Secrets to Acing the Airflow Certification
Even the best recipes have a few secrets that elevate them from good to great. These are the tips I’ve gathered from my own experience and from mentoring others through the certification process. These are the pinches of salt and squeezes of lemon that make all the difference.
- The CLI is Your Best Friend: The UI is great for visualization, but the Command Line Interface (CLI) is faster and more powerful for management. Get comfortable with commands like `airflow tasks test`, `airflow dags backfill`, and `airflow pools`. Knowing these will not only help on the exam but will make you a more effective Airflow user.
- Mistake I Made – Ignoring Idempotency: Early on, I wrote tasks that would produce different results if run multiple times. This is a cardinal sin in data engineering. The exam will test your understanding of idempotent design. Always write your tasks assuming they might fail and need to be re-run. Ensure they produce the same outcome every single time.
- Build a Mini-Project: The best way to learn is by doing. Don’t just run example DAGs. Create a small, personal project. For example, build a DAG that pulls data from a public API (like a weather service), does a simple transformation with Python, and saves the result to a local file. This will solidify your knowledge far better than reading ever could.
- Master the ‘Why’ of Trigger Rules: Don’t just memorize the names of trigger rules. Understand the specific scenarios where you would use `all_done` versus `all_success`, or `one_failed` versus `all_failed`. The exam loves to present situational problems where you have to choose the correct rule for the job.
- How to Retain Knowledge: Don’t let your hard-earned knowledge evaporate. Use a spaced repetition system like Anki for key concepts, CLI commands, and operator parameters. Create flashcards during your study sessions.

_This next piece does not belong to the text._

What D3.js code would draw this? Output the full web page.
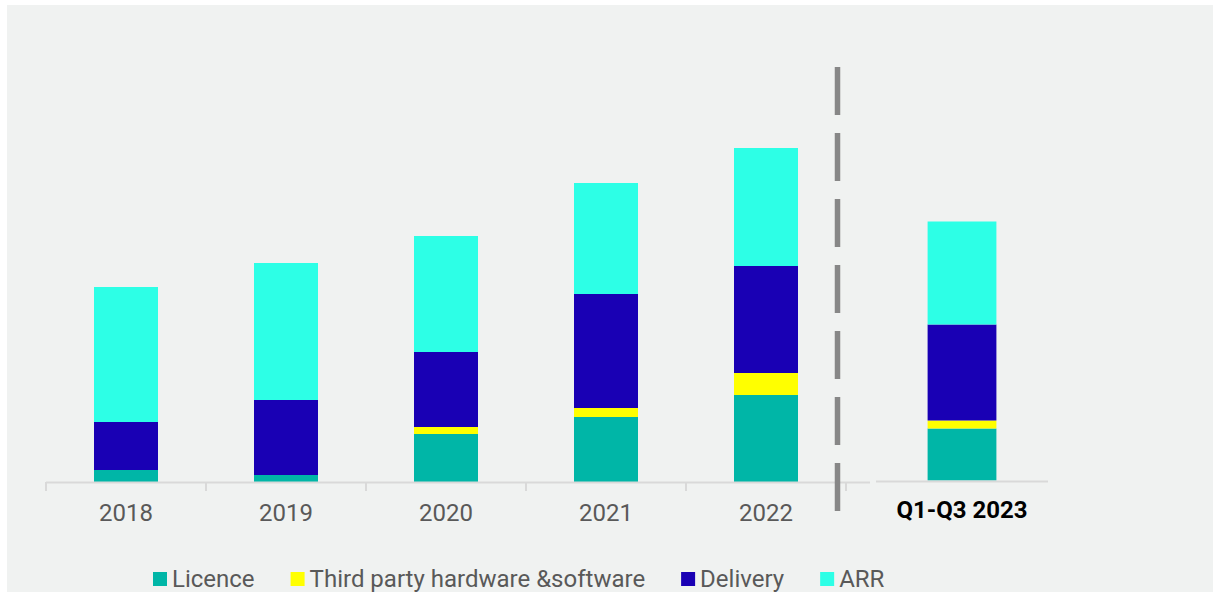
<!DOCTYPE html>
<html>
<head>
<meta charset="utf-8">
<script src="https://cdn.jsdelivr.net/npm/d3@7"></script>
<style>
  html, body { margin: 0; padding: 0; background: #ffffff; }
  svg { display: block; font-family: Roboto, "Noto Sans", sans-serif; }
</style>
</head>
<body>
<svg id="chart" width="1218" height="592"></svg>
<script>
// Revenue by stream, full years and the first three quarters of 2023
const years = ["2018", "2019", "2020", "2021", "2022"];
const ytdLabel = ["Q1-Q3 2023"];
const seriesNames = ["Licence", "Third party hardware &software", "Delivery", "ARR"];
const licence    = [1.2, 0.7, 4.8, 6.5, 8.7];
const thirdParty = [0.0, 0.0, 0.7, 0.9, 2.2];
const delivery   = [4.8, 7.5, 7.5, 11.4, 10.7];
const arr        = [13.5, 13.7, 11.6, 11.1, 11.8];
const ytdValues  = [5.2, 0.8, 9.6, 10.3]; // Licence, Third party, Delivery, ARR
const colors = ["#00b6a7", "#ffff00", "#1900b4", "#2dffe6"];

const svg = d3.select("#chart");

// panel background
svg.append("rect").attr("x", 7).attr("y", 5).attr("width", 1206).attr("height", 600)
  .attr("fill", "#f0f2f1");

const keys = seriesNames;
const rows = years.map((y, i) => ({
  cat: y, [keys[0]]: licence[i], [keys[1]]: thirdParty[i], [keys[2]]: delivery[i], [keys[3]]: arr[i]
}));
const ytdRows = ytdLabel.map(c => {
  const r = { cat: c };
  keys.forEach((k, j) => r[k] = ytdValues[j]);
  return r;
});
const stack = d3.stack().keys(keys);
const color = d3.scaleOrdinal().domain(keys).range(colors);

// ---- yearly chart ----
const x = d3.scaleBand().domain(years).range([46, 846]).paddingInner(0.6).paddingOuter(0.3);
const y = d3.scaleLinear().domain([0, 40]).range([482, 82]);

const g1 = svg.append("g");
g1.selectAll("g.layer").data(stack(rows)).join("g")
  .attr("class", "layer").attr("fill", d => color(d.key))
  .selectAll("rect").data(d => d).join("rect")
  .attr("x", d => x(d.data.cat))
  .attr("width", x.bandwidth())
  .attr("y", d => y(d[1]))
  .attr("height", d => y(d[0]) - y(d[1]));

const ax1 = g1.append("g").attr("transform", "translate(0,482)")
  .call(d3.axisBottom(x).tickSize(0).tickPadding(0));
ax1.select(".domain").remove();
ax1.selectAll("text").attr("y", 39).attr("dy", 0)
  .attr("font-size", 24).attr("fill", "#595959").attr("font-family", "Roboto");
// baseline and category separators
g1.append("line").attr("x1", 46).attr("x2", 870).attr("y1", 482.5).attr("y2", 482.5)
  .attr("stroke", "#d9d9d9").attr("stroke-width", 2);
const half = (x.step() - x.bandwidth()) / 2;
const sepX = years.map(c => x(c) - half).concat([x(years[years.length - 1]) + x.bandwidth() + half]);
g1.selectAll("line.sep").data(sepX).join("line").attr("class", "sep")
  .attr("x1", d => d).attr("x2", d => d).attr("y1", 482).attr("y2", 491)
  .attr("stroke", "#d9d9d9").attr("stroke-width", 2);

// ---- year-to-date chart ----
const x2 = d3.scaleBand().domain(ytdLabel).range([876, 1048]).paddingInner(0.6).paddingOuter(0.3);
const y2 = d3.scaleLinear().domain([0, 40]).range([480.5, 80.5]);
const g2 = svg.append("g");
g2.selectAll("g.layer").data(stack(ytdRows)).join("g")
  .attr("class", "layer").attr("fill", d => color(d.key))
  .selectAll("rect").data(d => d).join("rect")
  .attr("x", d => x2(d.data.cat))
  .attr("width", x2.bandwidth())
  .attr("y", d => y2(d[1]))
  .attr("height", d => y2(d[0]) - y2(d[1]));
g2.append("line").attr("x1", 876).attr("x2", 1048).attr("y1", 481.5).attr("y2", 481.5)
  .attr("stroke", "#d9d9d9").attr("stroke-width", 2);
const ax2 = g2.append("g").attr("transform", "translate(0,481)").call(d3.axisBottom(x2).tickSize(0));
ax2.select(".domain").remove();
ax2.selectAll("text").attr("y", 37).attr("dy", 0)
  .attr("font-size", 24).attr("font-weight", "bold").attr("fill", "#000000").attr("font-family", "Roboto");

// dashed divider
svg.append("line").attr("x1", 837.5).attr("x2", 837.5).attr("y1", 67).attr("y2", 512)
  .attr("stroke", "#878787").attr("stroke-width", 5.5).attr("stroke-dasharray", "48 18");

// ---- legend ----
const legend = svg.append("g").attr("transform", "translate(153,0)");
let lx = 0;
keys.forEach((k, i) => {
  const item = legend.append("g").attr("transform", `translate(${lx},0)`);
  item.append("rect").attr("x", 0).attr("y", 572).attr("width", 14).attr("height", 14).attr("fill", colors[i]);
  const t = item.append("text").attr("x", 19).attr("y", 587)
    .attr("font-size", 24).attr("fill", "#595959").attr("font-family", "Roboto").text(k);
  lx += 19 + t.node().getComputedTextLength() + 36;
});
</script>
</body>
</html>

A quick 15-minute review each morning will keep the information fresh, preventing the need for last-minute cramming.
Frequently Asked Questions
How much hands-on experience do I need before taking the exam?
While there’s no official requirement, I recommend at least 3-6 months of consistent, hands-on experience with Airflow. This study guide can accelerate that, but nothing replaces real-world practice in building and troubleshooting DAGs.
Which Airflow concepts are the most heavily tested?
Based on my experience, the exam heavily emphasizes core DAG authoring (dependencies, scheduling, operators), the roles of the main architectural components (Scheduler, Executor), and practical task management (clearing tasks, trigger rules).
Are the Astronomer practice exams similar to the real test?
Yes, they are an excellent representation of the style, format, and difficulty of the questions you’ll face. Treat them as a primary study tool, not just an assessment.
What is the most common mistake people make when studying?
The most common mistake is passively reading documentation without actively building and running DAGs. You must get hands-on and experience how things fail to truly understand how they work.